Set exercise :: Repeat the entries that follow verbatim, without any of their pictures.
○ ○ ○ ○ ○ ○ ○
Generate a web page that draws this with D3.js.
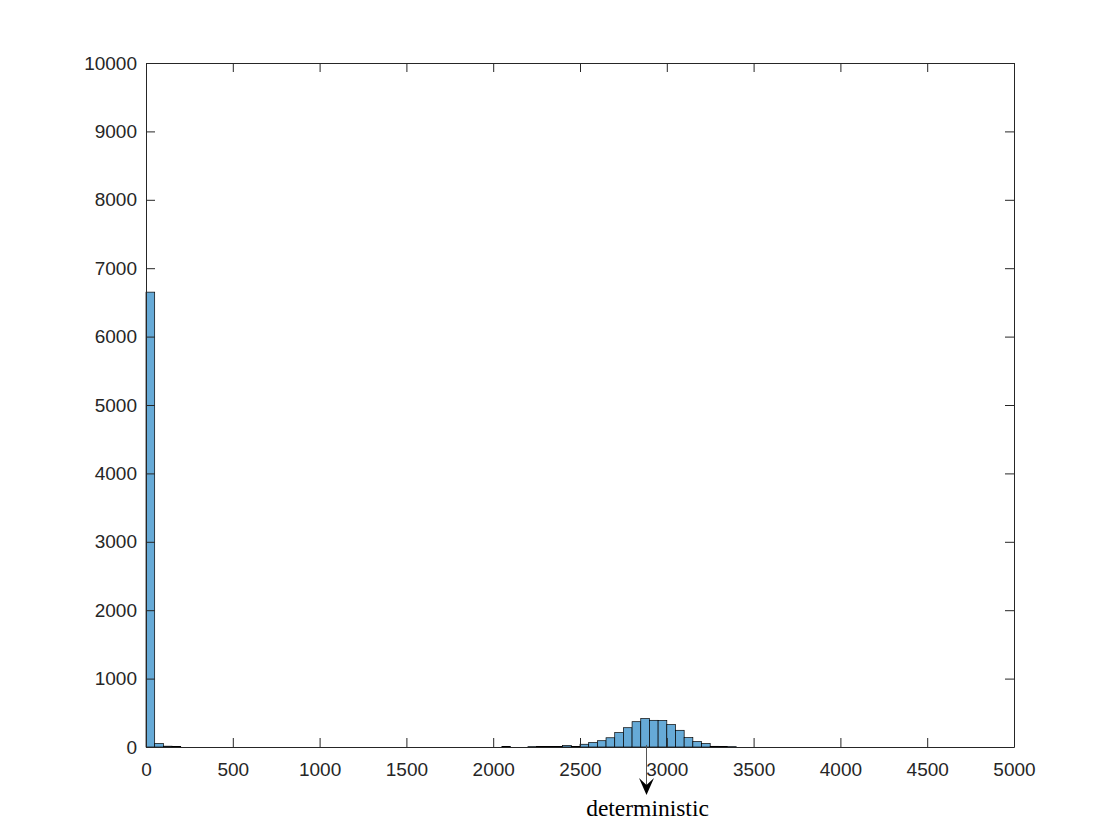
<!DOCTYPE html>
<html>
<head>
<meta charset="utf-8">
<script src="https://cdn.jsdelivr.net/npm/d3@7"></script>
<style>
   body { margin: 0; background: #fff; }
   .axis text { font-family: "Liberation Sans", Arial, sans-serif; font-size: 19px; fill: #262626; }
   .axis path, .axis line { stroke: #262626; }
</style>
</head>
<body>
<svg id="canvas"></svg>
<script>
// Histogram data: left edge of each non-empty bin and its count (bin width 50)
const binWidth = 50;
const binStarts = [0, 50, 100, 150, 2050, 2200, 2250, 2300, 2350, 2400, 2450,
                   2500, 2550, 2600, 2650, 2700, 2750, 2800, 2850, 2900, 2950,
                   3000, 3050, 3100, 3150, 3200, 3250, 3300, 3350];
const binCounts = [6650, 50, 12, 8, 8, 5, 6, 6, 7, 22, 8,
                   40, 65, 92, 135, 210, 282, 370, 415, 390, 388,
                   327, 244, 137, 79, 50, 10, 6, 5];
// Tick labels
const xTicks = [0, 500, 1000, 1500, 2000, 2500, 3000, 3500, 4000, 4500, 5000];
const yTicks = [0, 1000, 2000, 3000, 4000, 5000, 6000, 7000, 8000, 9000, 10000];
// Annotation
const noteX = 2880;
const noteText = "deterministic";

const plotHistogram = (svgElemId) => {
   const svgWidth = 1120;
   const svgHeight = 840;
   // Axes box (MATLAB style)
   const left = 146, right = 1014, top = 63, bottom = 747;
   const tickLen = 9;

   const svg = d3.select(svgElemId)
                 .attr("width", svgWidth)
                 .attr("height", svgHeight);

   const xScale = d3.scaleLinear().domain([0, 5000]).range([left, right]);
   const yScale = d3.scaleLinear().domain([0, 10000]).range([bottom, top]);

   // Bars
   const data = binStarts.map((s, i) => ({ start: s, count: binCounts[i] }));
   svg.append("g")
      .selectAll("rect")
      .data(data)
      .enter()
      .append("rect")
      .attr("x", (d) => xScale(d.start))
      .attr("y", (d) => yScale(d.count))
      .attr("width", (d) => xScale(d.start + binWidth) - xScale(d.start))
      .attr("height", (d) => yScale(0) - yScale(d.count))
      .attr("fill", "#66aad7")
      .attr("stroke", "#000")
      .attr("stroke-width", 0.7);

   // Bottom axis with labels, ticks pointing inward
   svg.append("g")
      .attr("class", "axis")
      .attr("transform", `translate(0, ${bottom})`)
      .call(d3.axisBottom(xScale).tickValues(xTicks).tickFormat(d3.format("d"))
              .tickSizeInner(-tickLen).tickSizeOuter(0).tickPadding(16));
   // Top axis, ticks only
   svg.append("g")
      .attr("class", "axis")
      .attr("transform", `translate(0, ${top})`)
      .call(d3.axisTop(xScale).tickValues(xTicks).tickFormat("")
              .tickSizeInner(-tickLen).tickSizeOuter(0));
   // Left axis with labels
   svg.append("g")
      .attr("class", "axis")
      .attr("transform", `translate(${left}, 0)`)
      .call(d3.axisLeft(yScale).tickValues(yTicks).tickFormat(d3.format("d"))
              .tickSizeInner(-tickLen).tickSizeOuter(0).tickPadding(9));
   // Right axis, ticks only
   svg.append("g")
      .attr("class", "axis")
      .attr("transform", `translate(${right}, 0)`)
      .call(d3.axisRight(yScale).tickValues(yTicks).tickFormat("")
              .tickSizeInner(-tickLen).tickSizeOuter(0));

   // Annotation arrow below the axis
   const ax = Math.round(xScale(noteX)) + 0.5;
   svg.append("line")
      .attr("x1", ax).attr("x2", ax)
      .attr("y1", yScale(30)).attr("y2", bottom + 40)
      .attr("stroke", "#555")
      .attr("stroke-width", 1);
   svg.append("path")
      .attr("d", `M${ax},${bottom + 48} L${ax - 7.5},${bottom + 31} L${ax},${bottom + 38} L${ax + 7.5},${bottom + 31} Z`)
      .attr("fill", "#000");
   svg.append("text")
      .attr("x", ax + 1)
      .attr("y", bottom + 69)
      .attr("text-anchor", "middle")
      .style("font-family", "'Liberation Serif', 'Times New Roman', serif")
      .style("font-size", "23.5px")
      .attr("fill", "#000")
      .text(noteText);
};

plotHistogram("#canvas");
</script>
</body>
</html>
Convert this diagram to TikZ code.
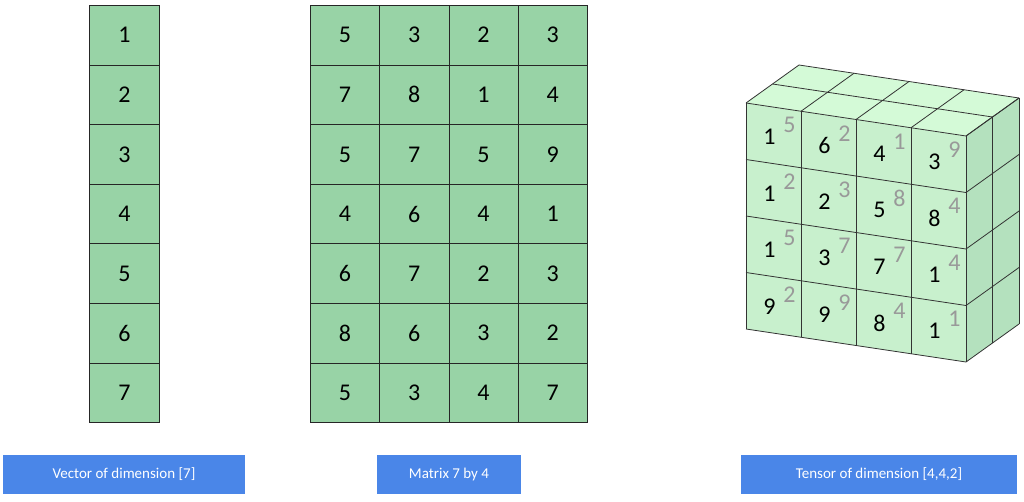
○ ○ ○ ○ ○ ○ ○
Solved exercise ::
Generate a web page that draws this with D3.js.
<!DOCTYPE html>
<html>
<head>
<meta charset="utf-8">
<script src="https://cdn.jsdelivr.net/npm/d3@7"></script>
<style>
   body { margin: 0; background: #fff; }
   .axis text { font-family: "Liberation Sans", Arial, sans-serif; font-size: 19px; fill: #262626; }
   .axis path, .axis line { stroke: #262626; }
</style>
</head>
<body>
<svg id="canvas"></svg>
<script>
// Histogram data: left edge of each non-empty bin and its count (bin width 50)
const binWidth = 50;
const binStarts = [0, 50, 100, 150, 2050, 2200, 2250, 2300, 2350, 2400, 2450,
                   2500, 2550, 2600, 2650, 2700, 2750, 2800, 2850, 2900, 2950,
                   3000, 3050, 3100, 3150, 3200, 3250, 3300, 3350];
const binCounts = [6650, 50, 12, 8, 8, 5, 6, 6, 7, 22, 8,
                   40, 65, 92, 135, 210, 282, 370, 415, 390, 388,
                   327, 244, 137, 79, 50, 10, 6, 5];
// Tick labels
const xTicks = [0, 500, 1000, 1500, 2000, 2500, 3000, 3500, 4000, 4500, 5000];
const yTicks = [0, 1000, 2000, 3000, 4000, 5000, 6000, 7000, 8000, 9000, 10000];
// Annotation
const noteX = 2880;
const noteText = "deterministic";

const plotHistogram = (svgElemId) => {
   const svgWidth = 1120;
   const svgHeight = 840;
   // Axes box (MATLAB style)
   const left = 146, right = 1014, top = 63, bottom = 747;
   const tickLen = 9;

   const svg = d3.select(svgElemId)
                 .attr("width", svgWidth)
                 .attr("height", svgHeight);

   const xScale = d3.scaleLinear().domain([0, 5000]).range([left, right]);
   const yScale = d3.scaleLinear().domain([0, 10000]).range([bottom, top]);

   // Bars
   const data = binStarts.map((s, i) => ({ start: s, count: binCounts[i] }));
   svg.append("g")
      .selectAll("rect")
      .data(data)
      .enter()
      .append("rect")
      .attr("x", (d) => xScale(d.start))
      .attr("y", (d) => yScale(d.count))
      .attr("width", (d) => xScale(d.start + binWidth) - xScale(d.start))
      .attr("height", (d) => yScale(0) - yScale(d.count))
      .attr("fill", "#66aad7")
      .attr("stroke", "#000")
      .attr("stroke-width", 0.7);

   // Bottom axis with labels, ticks pointing inward
   svg.append("g")
      .attr("class", "axis")
      .attr("transform", `translate(0, ${bottom})`)
      .call(d3.axisBottom(xScale).tickValues(xTicks).tickFormat(d3.format("d"))
              .tickSizeInner(-tickLen).tickSizeOuter(0).tickPadding(16));
   // Top axis, ticks only
   svg.append("g")
      .attr("class", "axis")
      .attr("transform", `translate(0, ${top})`)
      .call(d3.axisTop(xScale).tickValues(xTicks).tickFormat("")
              .tickSizeInner(-tickLen).tickSizeOuter(0));
   // Left axis with labels
   svg.append("g")
      .attr("class", "axis")
      .attr("transform", `translate(${left}, 0)`)
      .call(d3.axisLeft(yScale).tickValues(yTicks).tickFormat(d3.format("d"))
              .tickSizeInner(-tickLen).tickSizeOuter(0).tickPadding(9));
   // Right axis, ticks only
   svg.append("g")
      .attr("class", "axis")
      .attr("transform", `translate(${right}, 0)`)
      .call(d3.axisRight(yScale).tickValues(yTicks).tickFormat("")
              .tickSizeInner(-tickLen).tickSizeOuter(0));

   // Annotation arrow below the axis
   const ax = Math.round(xScale(noteX)) + 0.5;
   svg.append("line")
      .attr("x1", ax).attr("x2", ax)
      .attr("y1", yScale(30)).attr("y2", bottom + 40)
      .attr("stroke", "#555")
      .attr("stroke-width", 1);
   svg.append("path")
      .attr("d", `M${ax},${bottom + 48} L${ax - 7.5},${bottom + 31} L${ax},${bottom + 38} L${ax + 7.5},${bottom + 31} Z`)
      .attr("fill", "#000");
   svg.append("text")
      .attr("x", ax + 1)
      .attr("y", bottom + 69)
      .attr("text-anchor", "middle")
      .style("font-family", "'Liberation Serif', 'Times New Roman', serif")
      .style("font-size", "23.5px")
      .attr("fill", "#000")
      .text(noteText);
};

plotHistogram("#canvas");
</script>
</body>
</html>
Convert this diagram to TikZ code.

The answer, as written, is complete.